2. **Divide the shared area into parts:**
* Look at your drawing of the two circles. The shared "lens" shape is made up of two pieces.
* The first piece is from $\theta = 0$ up to $\theta = \frac{\pi}{4}$, and its outer boundary is defined by the circle $$r=2 \sin \theta$$.
* The second piece is from $\theta = \frac{\pi}{4}$ up to $\theta = \frac{\pi}{2}$, and its outer boundary is defined by the circle $$r=2 \cos \theta$$.
* We use a special formula to find the area in polar coordinates: Area $$= \frac{1}{2} \int r^2 d\theta$$. This formula is like adding up tiny pie slices!

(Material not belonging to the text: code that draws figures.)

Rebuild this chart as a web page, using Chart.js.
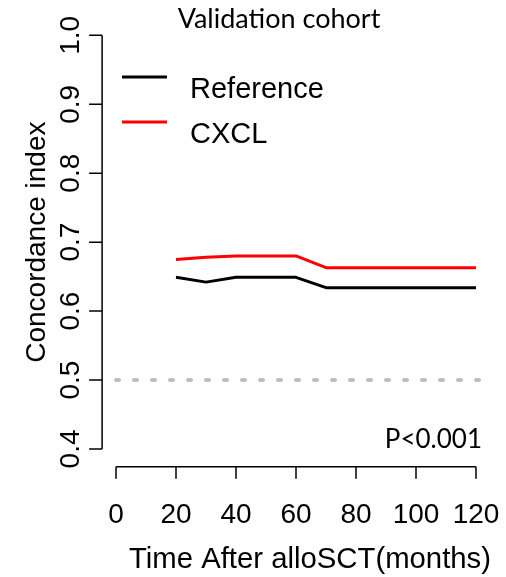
<!DOCTYPE html>
<html>
<head>
<meta charset="utf-8">
<title>Validation cohort</title>
<script src="https://cdn.jsdelivr.net/npm/chart.js@4/dist/chart.umd.min.js"></script>
<style>
	html, body { margin: 0; padding: 0; background: #ffffff; }
	#wrap { width: 506px; height: 577px; }
</style>
</head>
<body>
<div id="wrap"><canvas id="cindex" width="506" height="577"></canvas></div>
<script>
'use strict';

var months = [ 20, 30, 40, 50, 60, 70, 80, 90, 100, 110, 120 ];
var reference_cindex = [ 0.649, 0.642, 0.649, 0.649, 0.649, 0.634, 0.634, 0.634, 0.634, 0.634, 0.634 ];
var cxcl_cindex = [ 0.675, 0.678, 0.680, 0.680, 0.680, 0.663, 0.663, 0.663, 0.663, 0.663, 0.663 ];
var chance_months = [ 0, 124 ];
var chance_cindex = [ 0.5, 0.5 ];
var x_ticks = [ 0, 20, 40, 60, 80, 100, 120 ];
var y_ticks = [ 0.4, 0.5, 0.6, 0.7, 0.8, 0.9, 1.0 ];
var series_names = [ 'Reference', 'CXCL' ];

function points( xs, ys ) {
	return xs.map( function( x, i ) {
		return { x: x, y: ys[ i ] };
	} );
}

var r_font = '"Liberation Sans", Arial, sans-serif';
var note_font = 'Lato, "Open Sans", sans-serif';

// base R style axes, legend and notes, placed from the chart scales
var r_axes = {
	id: 'r_axes',
	afterDraw: function( chart ) {
		var ctx = chart.ctx;
		var xs = chart.scales.x;
		var ys = chart.scales.y;
		var area = chart.chartArea;
		ctx.save();
		ctx.strokeStyle = '#000000';
		ctx.fillStyle = '#000000';
		ctx.lineWidth = 1.5;
		ctx.lineCap = 'butt';

		// y axis
		var ax = area.left + 0.5;
		ctx.beginPath();
		ctx.moveTo( ax, ys.getPixelForValue( y_ticks[ 0 ] ) );
		ctx.lineTo( ax, ys.getPixelForValue( y_ticks[ y_ticks.length - 1 ] ) );
		y_ticks.forEach( function( t ) {
			var py = ys.getPixelForValue( t );
			ctx.moveTo( ax, py );
			ctx.lineTo( ax - 13, py );
		} );
		ctx.stroke();
		ctx.font = '28px ' + r_font;
		ctx.textAlign = 'center';
		ctx.textBaseline = 'alphabetic';
		y_ticks.forEach( function( t ) {
			ctx.save();
			ctx.translate( 79, ys.getPixelForValue( t ) );
			ctx.rotate( -Math.PI / 2 );
			ctx.fillText( t.toFixed( 1 ), 0, 0 );
			ctx.restore();
		} );

		// x axis
		var ay = area.bottom + 1.2;
		ctx.beginPath();
		ctx.moveTo( xs.getPixelForValue( x_ticks[ 0 ] ), ay );
		ctx.lineTo( xs.getPixelForValue( x_ticks[ x_ticks.length - 1 ] ), ay );
		x_ticks.forEach( function( t ) {
			var px = xs.getPixelForValue( t );
			ctx.moveTo( px, ay );
			ctx.lineTo( px, ay + 12 );
		} );
		ctx.stroke();
		x_ticks.forEach( function( t ) {
			ctx.fillText( String( t ), xs.getPixelForValue( t ), 523 );
		} );

		// axis titles
		ctx.font = '29.3px ' + r_font;
		ctx.fillText( 'Time After alloSCT(months)', 310, 568 );
		ctx.save();
		ctx.font = '28px ' + r_font;
		ctx.translate( 45, ( area.top + area.bottom ) / 2 );
		ctx.rotate( -Math.PI / 2 );
		ctx.fillText( 'Concordance index', 0, 0 );
		ctx.restore();

		// legend
		ctx.lineWidth = 3;
		ctx.textAlign = 'left';
		ctx.font = '29px ' + r_font;
		var legend_y = [ 77, 122 ];
		series_names.forEach( function( name, i ) {
			ctx.strokeStyle = chart.data.datasets[ i ].borderColor;
			ctx.beginPath();
			ctx.moveTo( 122, legend_y[ i ] );
			ctx.lineTo( 167, legend_y[ i ] );
			ctx.stroke();
			ctx.fillText( name, 190, legend_y[ i ] + 21 );
		} );

		// title and p value
		ctx.font = '27px ' + note_font;
		ctx.textAlign = 'center';
		ctx.fillText( 'Validation cohort', 279, 28 );
		ctx.font = '26px ' + note_font;
		ctx.textAlign = 'right';
		ctx.fillText( 'P<0.001', 482, 448 );
		ctx.restore();
	}
};

var chart = new Chart( document.getElementById( 'cindex' ), {
	type: 'line',
	data: {
		datasets: [ {
			label: series_names[ 0 ],
			data: points( months, reference_cindex ),
			borderColor: '#000000',
			borderWidth: 3,
		}, {
			label: series_names[ 1 ],
			data: points( months, cxcl_cindex ),
			borderColor: '#ff0000',
			borderWidth: 3,
		}, {
			label: 'chance',
			data: points( chance_months, chance_cindex ),
			borderColor: '#bebebe',
			borderWidth: 4,
			borderDash: [ 3, 15 ],
			borderCapStyle: 'round',
		} ]
	},
	options: {
		responsive: false,
		animation: false,
		devicePixelRatio: 1,
		layout: {
			padding: { left: 101.6, right: 15.6, top: 18.8, bottom: 111.5 }
		},
		elements: {
			point: { radius: 0 },
			line: { tension: 0, borderJoinStyle: 'round', fill: false }
		},
		plugins: {
			legend: { display: false },
			title: { display: false },
			tooltip: { enabled: false },
		},
		scales: {
			x: { type: 'linear', min: -4.8, max: 124.8, display: false },
			y: { type: 'linear', min: 0.376, max: 1.024, display: false },
		}
	},
	plugins: [ r_axes ]
} );
</script>
</body>
</html>
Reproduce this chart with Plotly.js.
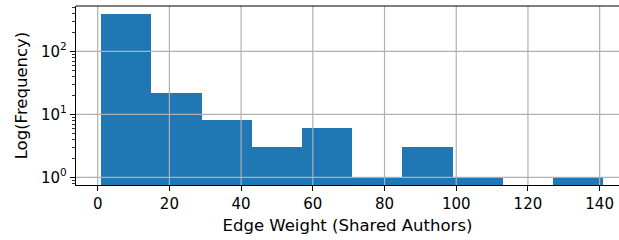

3. **Calculate the area of the first piece (from $r=2 \sin \theta$):**
* $$Area_1 = \frac{1}{2} \int_{0}^{\pi/4} (2 \sin \theta)^2 d\theta$$
* $$Area_1 = \frac{1}{2} \int_{0}^{\pi/4} 4 \sin^2 \theta d\theta$$
* We know that $$\sin^2 \theta = \frac{1 - \cos(2\theta)}{2}$$. So, substitute that in:
* $$Area_1 = \frac{1}{2} \int_{0}^{\pi/4} 4 \left( \frac{1 - \cos(2\theta)}{2} \right) d\theta$$
* $$Area_1 = \int_{0}^{\pi/4} (1 - \cos(2\theta)) d\theta$$
* Now we take the "antiderivative": $$Area_1 = \left[ \theta - \frac{1}{2} \sin(2\theta) \right]_{0}^{\pi/4}$$
* Plug in the upper and lower limits:
* At $$\theta = \frac{\pi}{4}$$: $$\frac{\pi}{4} - \frac{1}{2} \sin(\frac{2\pi}{4}) = \frac{\pi}{4} - \frac{1}{2} \sin(\frac{\pi}{2}) = \frac{\pi}{4} - \frac{1}{2}(1) = \frac{\pi}{4} - \frac{1}{2}$$
* At $$\theta = 0$$: $$0 - \frac{1}{2} \sin(0) = 0 - 0 = 0$$
* So, $$Area_1 = (\frac{\pi}{4} - \frac{1}{2}) - 0 = \frac{\pi}{4} - \frac{1}{2}$$

4. **Calculate the area of the second piece (from $r=2 \cos \theta$):**
* $$Area_2 = \frac{1}{2} \int_{\pi/4}^{\pi/2} (2 \cos \theta)^2 d\theta$$
* $$Area_2 = \frac{1}{2} \int_{\pi/4}^{\pi/2} 4 \cos^2 \theta d\theta$$
* We know that $$\cos^2 \theta = \frac{1 + \cos(2\theta)}{2}$$. So, substitute that in:
* $$Area_2 = \frac{1}{2} \int_{\pi/4}^{\pi/2} 4 \left( \frac{1 + \cos(2\theta)}{2} \right) d\theta$$
* $$Area_2 = \int_{\pi/4}^{\pi/2} (1 + \cos(2\theta)) d\theta$$
* Now we take the "antiderivative": $$Area_2 = \left[ \theta + \frac{1}{2} \sin(2\theta) \right]_{\pi/4}^{\pi/2}$$
* Plug in the upper and lower limits:
* At $$\theta = \frac{\pi}{2}$$: $$\frac{\pi}{2} + \frac{1}{2} \sin(\frac{2\pi}{2}) = \frac{\pi}{2} + \frac{1}{2} \sin(\pi) = \frac{\pi}{2} + \frac{1}{2}(0) = \frac{\pi}{2}$$
* At $$\theta = \frac{\pi}{4}$$: $$\frac{\pi}{4} + \frac{1}{2} \sin(\frac{2\pi}{4}) = \frac{\pi}{4} + \frac{1}{2} \sin(\frac{\pi}{2}) = \frac{\pi}{4} + \frac{1}{2}(1) = \frac{\pi}{4} + \frac{1}{2}$$
* So, $$Area_2 = \frac{\pi}{2} - (\frac{\pi}{4} + \frac{1}{2}) = \frac{2\pi}{4} - \frac{\pi}{4} - \frac{1}{2} = \frac{\pi}{4} - \frac{1}{2}$$

5. **Add the two pieces together for the total shared area:**
* $$Total Area = Area_1 + Area_2$$
* $$Total Area = (\frac{\pi}{4} - \frac{1}{2}) + (\frac{\pi}{4} - \frac{1}{2})$$
* $$Total Area = \frac{2\pi}{4} - 1 = \frac{\pi}{2} - 1$$

And there you have it! The shared area is $$\frac{\pi}{2} - 1$$.